** INFORMATION PROVIDED **
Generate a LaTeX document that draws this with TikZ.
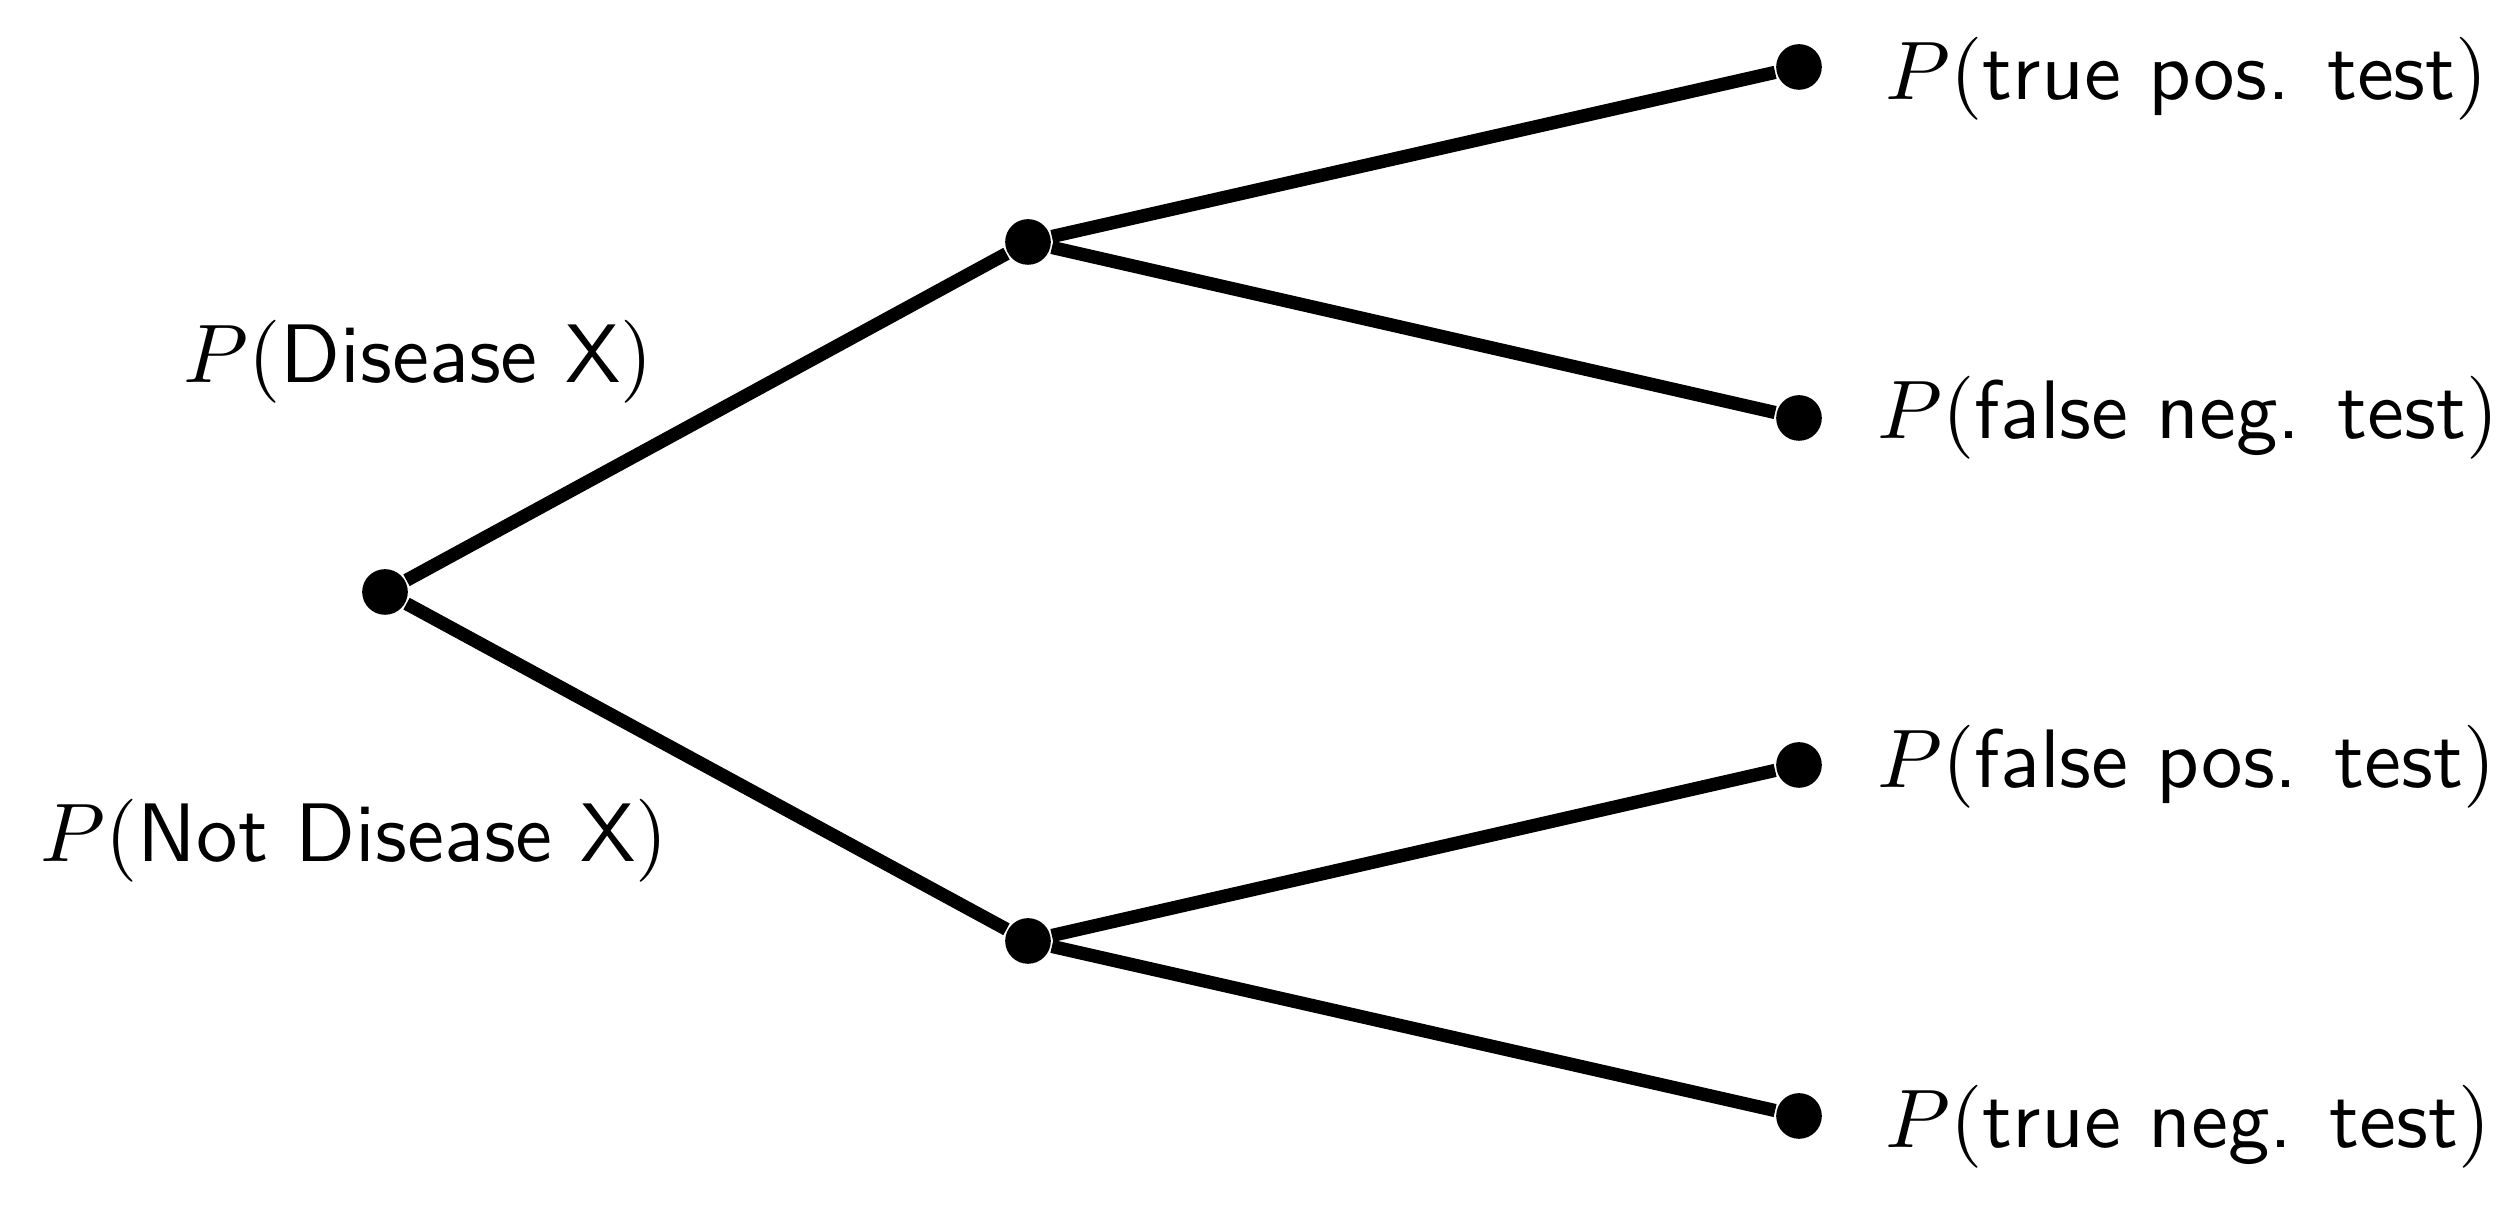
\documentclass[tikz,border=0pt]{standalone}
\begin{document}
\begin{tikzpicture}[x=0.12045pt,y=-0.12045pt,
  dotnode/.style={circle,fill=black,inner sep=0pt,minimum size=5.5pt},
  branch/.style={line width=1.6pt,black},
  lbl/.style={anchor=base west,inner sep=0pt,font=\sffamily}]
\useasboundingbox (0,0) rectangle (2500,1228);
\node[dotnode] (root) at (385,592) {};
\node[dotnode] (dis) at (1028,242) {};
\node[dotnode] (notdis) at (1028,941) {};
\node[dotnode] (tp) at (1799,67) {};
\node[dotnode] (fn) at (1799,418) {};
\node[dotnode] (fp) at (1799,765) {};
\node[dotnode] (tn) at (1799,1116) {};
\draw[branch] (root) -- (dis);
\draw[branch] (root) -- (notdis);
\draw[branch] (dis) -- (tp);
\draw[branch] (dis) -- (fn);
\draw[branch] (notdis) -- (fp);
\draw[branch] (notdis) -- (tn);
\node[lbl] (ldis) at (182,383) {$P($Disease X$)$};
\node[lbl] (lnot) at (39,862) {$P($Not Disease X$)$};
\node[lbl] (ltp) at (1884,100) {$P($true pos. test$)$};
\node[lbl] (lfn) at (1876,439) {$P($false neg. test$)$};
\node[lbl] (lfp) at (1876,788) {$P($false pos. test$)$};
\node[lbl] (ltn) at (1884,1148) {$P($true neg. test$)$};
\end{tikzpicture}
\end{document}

** EXERCISE REQUIREMENTS **
Copy out all of the material exactly as written, without its pictures.

** WORKED SOLUTION **
Generate a LaTeX document that draws this with TikZ.
\documentclass[tikz,border=0pt]{standalone}
\begin{document}
\begin{tikzpicture}[x=0.12045pt,y=-0.12045pt,
  dotnode/.style={circle,fill=black,inner sep=0pt,minimum size=5.5pt},
  branch/.style={line width=1.6pt,black},
  lbl/.style={anchor=base west,inner sep=0pt,font=\sffamily}]
\useasboundingbox (0,0) rectangle (2500,1228);
\node[dotnode] (root) at (385,592) {};
\node[dotnode] (dis) at (1028,242) {};
\node[dotnode] (notdis) at (1028,941) {};
\node[dotnode] (tp) at (1799,67) {};
\node[dotnode] (fn) at (1799,418) {};
\node[dotnode] (fp) at (1799,765) {};
\node[dotnode] (tn) at (1799,1116) {};
\draw[branch] (root) -- (dis);
\draw[branch] (root) -- (notdis);
\draw[branch] (dis) -- (tp);
\draw[branch] (dis) -- (fn);
\draw[branch] (notdis) -- (fp);
\draw[branch] (notdis) -- (tn);
\node[lbl] (ldis) at (182,383) {$P($Disease X$)$};
\node[lbl] (lnot) at (39,862) {$P($Not Disease X$)$};
\node[lbl] (ltp) at (1884,100) {$P($true pos. test$)$};
\node[lbl] (lfn) at (1876,439) {$P($false neg. test$)$};
\node[lbl] (lfp) at (1876,788) {$P($false pos. test$)$};
\node[lbl] (ltn) at (1884,1148) {$P($true neg. test$)$};
\end{tikzpicture}
\end{document}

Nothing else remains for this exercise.